Honoring Our Veterans!
We Are All One!
We are living during a time where we have forgotten we are all one. We all have muscles, bones, organs, tissues, blood and we come in different colored packages. We also have different ideas. We have to find ways to connect through our similar beliefs and learn through our dissimilar beliefs. We also have to challenge our fears and ask ourselves are they grounded in reality or not. We have a golden rule that I still think works and is well said by Karen Armstrong.
Karen Armstrong, a world-religions expert who emphasizes the golden rule and compassion, wins a TED award which she uses to launch the Charter for Compassion. Her acceptance speech urges: “If we don’t manage to implement the golden rule globally, so that we treat all peoples as though they were as important as ourselves, I doubt that we’ll have a viable world to hand on to the next generation.
Honoring Our Veterans
So how can we change “It’s different, I am afraid of it/I don’t like it?” We need to find answers and maybe we can get some of those answers from our veterans. We can listen to our veteran’s stories about how they connected as they fought for and with people they had never met, people who had different ideas about living, different religious beliefs, different customs, different histories, and people who came in different packages. I would imagine war teaches lessons fast. Are we giving our veterans a place to tell their stories, speak about the lessons they learned, the connections they made, and who they are as a result of being deployed? One idea suggested is for a community to organize a gathering with its citizens non-veterans and veterans. The non-veterans listen, and the veterans tell their stories about war. These stories hopefully will include their lessons, the gifts, the horrors, the good, bad and ugly of their experiences. Remember we are there to listen and have compassion. Judgments not welcome.
There are places where people say thank you to service men and women for their service. Some of these places are public and some are private (if you see someone in uniform.) I imagine some service men/women like this and maybe some don’t. I am a results person so let me say for me I think it is important to acknowledge our service men and women as long as we also take actions that will address in real ways the concerns of all veterans. I would imagine when we elect into public office someone who has served, veterans may feel as though they have more of a voice. I think it is important for us to get involved in understanding how decisions are made about war, who are the best people to make those decisions, how do we best take care of our men and women going to war, during war, and when they come home from war. We don’t do a good job of all three of those situations now in my assessment.
Be The At Home Advocate
If your best friend goes to war and you want to support him/her, get educated about what the war is about, who are the best people to be elected who will care about your friend, see what policies (adequate mental health care etc.) are in need of changing and who cares about taking care of our service men/women by promoting good policies. We think government is out there, but it is really supposed to represent and take care of us- particularly those who are the most vulnerable which includes those at war. I can only imagine how someone who is putting his/her life on the line in another country might feel supported by knowing his/her friend was taking all the action he/she could at home to get the best equipment, and support decisions made for all service men and women to be safe.

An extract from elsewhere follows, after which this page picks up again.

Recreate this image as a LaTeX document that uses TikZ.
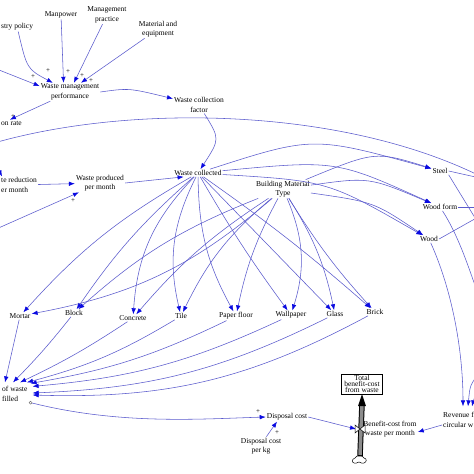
\documentclass[tikz,border=0pt]{standalone}
\usepackage{fontspec}
\setmainfont{Liberation Serif}
\usetikzlibrary{arrows.meta}
\definecolor{linkc}{RGB}{90,90,205}
\definecolor{tipc}{RGB}{10,10,225}
\begin{document}
\begin{tikzpicture}[x=1pt,y=-1pt,
  lbl/.style={font=\fontsize{7.5}{9.5}\selectfont, align=center, inner sep=1pt},
  lk/.style={draw=linkc, line width=0.55pt, -{Latex[length=6pt,width=4.5pt,color=tipc]}},
  ln/.style={draw=linkc, line width=0.55pt},
  pl/.style={font=\fontsize{7}{7}\selectfont, inner sep=0pt}]
\useasboundingbox[fill=white] (0,0) rectangle (474,474);

% ---------- nodes ----------
\node[lbl, anchor=west] (ip) at (0,27) {stry policy};
\node[lbl] (mp) at (61,15) {Manpower};
\node[lbl] (mgp) at (107,15) {Management\\practice};
\node[lbl] (mae) at (158,29) {Material and\\equipment};
\node[lbl] (wmp) at (70,92) {Waste management\\performance};
\node[lbl] (wcf) at (199,105) {Waste collection\\factor};
\node[lbl, anchor=west] (onr) at (0,123) {on rate};
\node[lbl, anchor=west, align=left] (red) at (0,185) {te reduction\\er month};
\node[lbl] (wpm) at (100,183) {Waste produced\\per month};
\node[lbl] (wc) at (198,173) {Waste collected};
\node[lbl] (bmt) at (283,189) {Building Material\\Type};
\node[lbl] (steel) at (440,171) {Steel};
\node[lbl] (wform) at (440,207) {Wood form};
\node[lbl] (wood) at (429,239) {Wood};

\node[lbl] (mortar) at (20,316) {Mortar};
\node[lbl] (block) at (74,313) {Block};
\node[lbl] (concrete) at (133,318) {Concrete};
\node[lbl] (tile) at (181,316) {Tile};
\node[lbl] (paper) at (236,316) {Paper floor};
\node[lbl] (wallp) at (291,315) {Wallpaper};
\node[lbl] (glass) at (335,314) {Glass};
\node[lbl] (brick) at (375,312) {Brick};

\node[lbl, anchor=west, align=left, inner sep=2pt] (owl) at (0,394) {of waste\\filled};
\node[lbl] (dispc) at (287,417) {Disposal cost};
\node[lbl] (dpk) at (261,446) {Disposal cost\\per kg};
\node[lbl] (bcm) at (390,429) {Benefit-cost from\\waste per month};
\node[lbl, anchor=west, align=left] (rev) at (442,420) {Revenue f\\circular w};
\node[draw, font=\fontsize{7.5}{6}\selectfont, align=center, inner sep=0pt,
      minimum width=41pt, minimum height=20pt] (tot) at (362,384) {Total\\benefit-cost\\from waste};
\coordinate (valve) at (360,429);
\coordinate (cloud) at (360,456);

% free ends outside the picture
\coordinate (l1) at (-6,68);
\coordinate (l2) at (-6,230);
\coordinate (l3) at (-6,160);
\coordinate (a0) at (-6,143);
\coordinate (a1) at (480,176);
\coordinate (r1) at (480,178);
\coordinate (r2) at (480,226);
\coordinate (r3) at (480,207);
\coordinate (r4) at (480,216);
\coordinate (r5) at (480,300);
\coordinate (r6) at (480,372);
\coordinate (r7) at (480,390);

% ---------- plus signs ----------
\foreach \p in {(33,77),(48,71),(68,72),(82,76),(91,81),(13,117),(73,201),(258,412),(277,433)}
  \node[pl] at \p {+};

% ---------- top links ----------
\draw[lk] (ip) .. controls (27,69) .. (wmp);
\draw[lk] (mp) -- (wmp.125);
\draw[lk] (mgp) -- (wmp.67);
\draw[lk] (mae) -- (wmp.40);
\draw[lk] (l1) -- (wmp.169);
\draw[lk] (wmp.205) -- (onr.115);
\draw[lk] (wmp.east) .. controls (129,88) .. (wcf);
\draw[lk] (wcf) .. controls (220,139) .. (wc);
\draw[lk] (l3) -- ([xshift=2pt]red.north west);
\draw[lk] (red) -- (wpm);
\draw[lk] (l2) -- (wpm);
\draw[lk] (wpm.east) -- (wc.195);

% big arc
\draw[ln] (a0) .. controls (130,104) and (340,107) .. (a1);

% to steel / wood form / wood
\draw[lk] (wc) .. controls (313,136) .. (steel);
\draw[lk] (wc) .. controls (336,160) .. (wform);
\draw[lk] (wc) .. controls (328,181) .. (wood);
\draw[lk] (bmt) .. controls (375,151) .. (steel);
\draw[lk] (bmt) .. controls (369,177) .. (wform);
\draw[lk] (bmt) .. controls (374,202) .. (wood);

% right side links leaving picture
\draw[ln] (steel.east) -- (r1);
\draw[ln] (steel.south east) -- (r2);
\draw[ln] (wform.east) -- (r3);
\draw[ln] (wood.east) -- (r4);
\draw[ln] (wform) .. controls (458,235) and (468,265) .. (r5);
\draw[lk] (wood) .. controls (452,290) and (463,350) .. ([xshift=21pt,yshift=5pt]rev.north west);
\draw[lk] (r6) .. controls (470,385) .. ([xshift=26pt,yshift=5pt]rev.north west);
\draw[lk] (r7) .. controls (474,398) .. ([xshift=30pt,yshift=5pt]rev.north west);

% waste collected -> materials
\draw[lk] (wc) to[bend right=9] (mortar);
\draw[lk] (wc) to[bend right=7] (block);
\draw[lk] (wc) to[bend right=20] (concrete);
\draw[lk] (wc) to[bend right=20] (tile);
\draw[lk] (wc) to[bend right=14] (paper);
\draw[lk] (wc) to[bend right=3] (wallp);
\draw[lk] (wc) to (glass);
\draw[lk] (wc) to[bend left=3] (brick);

% building material type -> materials
\draw[lk] (bmt) to[bend left=15] (mortar);
\draw[lk] (bmt) to[bend right=10] (block);
\draw[lk] (bmt) to[bend right=8] (concrete);
\draw[lk] (bmt) to[bend right=12] (tile);
\draw[lk] (bmt) to[bend right=8] (paper);
\draw[lk] (bmt) to[bend left=20] (wallp);
\draw[lk] (bmt) to[bend left=10] (glass);
\draw[lk] (bmt) to[bend right=5] (brick);

% materials -> landfilled
\draw[lk] (mortar) -- ([xshift=5pt,yshift=2pt]owl.north west);
\draw[lk] (block) to[bend left=3] ([xshift=13pt,yshift=2pt]owl.north west);
\draw[lk] (concrete) to[bend left=4] ([xshift=20pt,yshift=2pt]owl.north west);
\draw[lk] (tile) to[bend left=8] ([xshift=27pt,yshift=2pt]owl.north west);
\draw[lk] (paper) to[bend left=8] ([xshift=1pt,yshift=1pt]owl.north east);
\draw[lk] (wallp) to[bend left=10] ([xshift=3pt,yshift=-2pt]owl.north east);
\draw[lk] (glass) to[bend left=12] ([xshift=3pt,yshift=1pt]owl.east);
\draw[lk] (brick) to[bend left=15] ([xshift=3pt,yshift=-1pt]owl.east);

% landfilled -> disposal cost
\node[circle, draw=black!60, inner sep=0pt, minimum size=3pt] (oc) at ([xshift=1pt,yshift=1pt]owl.south east) {};
\draw[lk] (oc) .. controls (120,425) and (200,419) .. (dispc.west);
\draw[lk] (dpk.60) -- ([xshift=-10pt]dispc.south);
\draw[lk] (dispc.east) -- ([xshift=-4pt]valve);
\draw[lk] ([yshift=-5pt]rev.west) -- ([yshift=-3pt]bcm.east);

% ---------- flow ----------
\draw[line width=5.5pt, black] (cloud) -- ([yshift=-10pt]tot.south);
\draw[line width=3.5pt, black!45] ([yshift=1pt]cloud) -- ([yshift=-10pt]tot.south);
\fill[black] ([xshift=-4pt,yshift=-12pt]tot.south) -- ([xshift=4pt,yshift=-12pt]tot.south) -- (tot.south) -- cycle;
\filldraw[fill=white, draw=black, line width=0.5pt]
  ([xshift=-5pt,yshift=4pt]valve) -- ([xshift=5pt,yshift=-4pt]valve) --
  ([xshift=5pt,yshift=4pt]valve) -- ([xshift=-5pt,yshift=-4pt]valve) -- cycle;
\filldraw[fill=white, draw=black, line width=0.5pt]
  (354,463) to[out=160,in=200,looseness=1.6] (355,458) to[out=80,in=180] (360,456)
  to[out=0,in=110] (364,458) to[out=-10,in=20,looseness=1.6] (364,463)
  to[out=200,in=340] (359,462) to[out=200,in=340] (354,463);
\end{tikzpicture}
\end{document}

Many of us remember the poignant clip of soldiers asking Sec Rumsfeld why they had inferior equipment that lacked adequate protection. One group refused to carry out a fuel delivery because of inferior equipment. We should be beating down the doors of our congressmen/women for our servicemen to make sure they do not feel alone.
When our servicemen/women are not getting their pay and their families have the added stress of not being able to pay their bills, we should be protesting/marching/calling and doing whatever is necessary to make things right.
Providing extra support to families of veterans: free babysitting, invitations to special events, distracting activities to have fun, being available to talk, understanding the challenges the family is facing, are easy and just require our thinking what would I like/need in that situation?
What Do I Say To You?
Years ago, I wrote an article about what to say to someone who has lost someone. So many people want to avoid people who are going through one of life’s challenges. Personally, I think it is best to say “I don’t know what to say, and I want you to know I am thinking about you, I care about you, and I am here for you” rather than saying nothing. Saying something that doesn’t require an answer is best when you don’t know what to say. Let’s go back to your best friend. He/she was deployed, you educated yourself as much as possible about where he/she was, you advocated, called and got involved in policies for veteran, and now your friend is home. What do you do and say? I think initially just being there, offering logistical help to your friend and family, inviting your friend to do anything he/she is willing to do for distraction e.g. running/golf/watch games/grab a beer etc. and just being a predictable consistent friend who cares is important. And I think it is respectful particularly since you have joined the journey of deployment as much as you could without going, to say, “I don’t want to be intrusive but when you are ready, I would really like to know about your time in Afghanistan. What was a normal day for you?” If he/she changes the subject leave it alone. You opened the door and the ball is in his/her court. My assessment is this conversation is for friends and family who put their time in and care. A piece of your life is missing for them and they care about you. They care about what is missing and how it is affecting you. This is different than gossip. This is a sincere conversation from people who care.